How to Purchase the Correct Equipment For You This Season

Over the last few days, we talked about things you could do to get yourself and your equipment ready for the upcoming fall season other than purchasing a new ball.

We went over surface maintenance, oil extraction, and getting your fit checked. All of which are excellent options if you don’t want to invest the time and money into getting a new ball – or balls – for the upcoming season.

However, what if you do want to invest some money into new equipment? What should you be considering? How should you decide what to purchase?

Well, the obvious answer is finding a local Pro Shop operator (PSO) that you trust to get the right ball into your hand. But what if you want to do some research on your own before consulting your PSO?

The first thing you need to do is consider what you already have. Odds are, if you’re reading this article, and you’re bowling a league this coming season, you probably already have a ball or two – or eleven – of your own.

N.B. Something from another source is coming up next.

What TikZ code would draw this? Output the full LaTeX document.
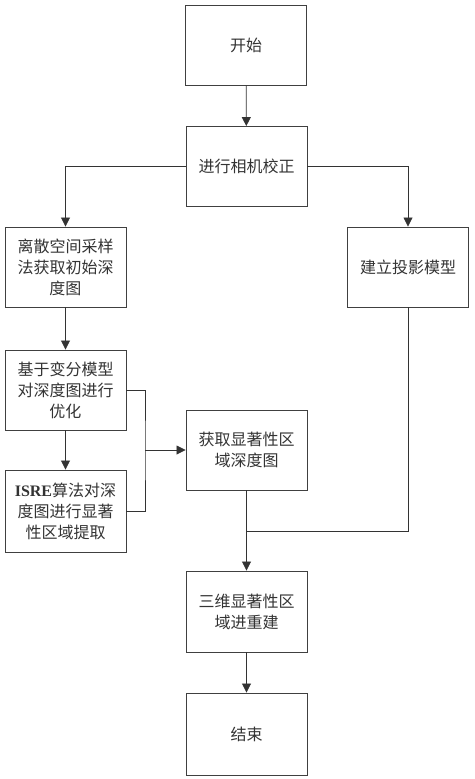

And odds are, of the balls you currently own, some of them are still usable, and if your put some time, money, and effort into getting them ready for the season – see our previous article on getting your balls ready for league season – they’ll be as good as new.

So, like I said, consider what you have. Do you already have some weaker equipment for when the lanes get drier? Do you already have some stronger equipment for when the lanes are tight? If you have both, maybe you need something in the middle, like a benchmark ball.

You have to answer all of these questions yourself, obviously, as I personally have no idea what it is that you have in your current bag. But if you’re able to answer these questions, it will make your decision and your conversation with your PSO much, much easier.

Two other important variables you have to factor into your decision are the lane surface and the amount of oil (volume and length) that your center is putting out. The lane surface really makes a huge difference.

If you’re bowling on a high friction surface, regardless of how much oil the center is using, it is quite possible that purchasing a big strong ball with a lot of surface would be a mistake; you may get more performance out of a strong pearl/hybrid ball instead.

Of course, if you aren’t aware of how long the house pattern you’re bowling on is or how high or low the volume is, this is all something that you’re PSO should be able to help you with before you come to a final decision.

Once you’ve made your decision, I would personally suggest you and your local PSO to get together and re-check your Positive Axis Point (PAP) if you haven’t had it checked in a while. That doesn’t mean that your PAP has changed. In fact, it likely hasn’t changed much, if any, but if you’re going to be investing money into a new bowling ball, you need to make sure that it is being done right.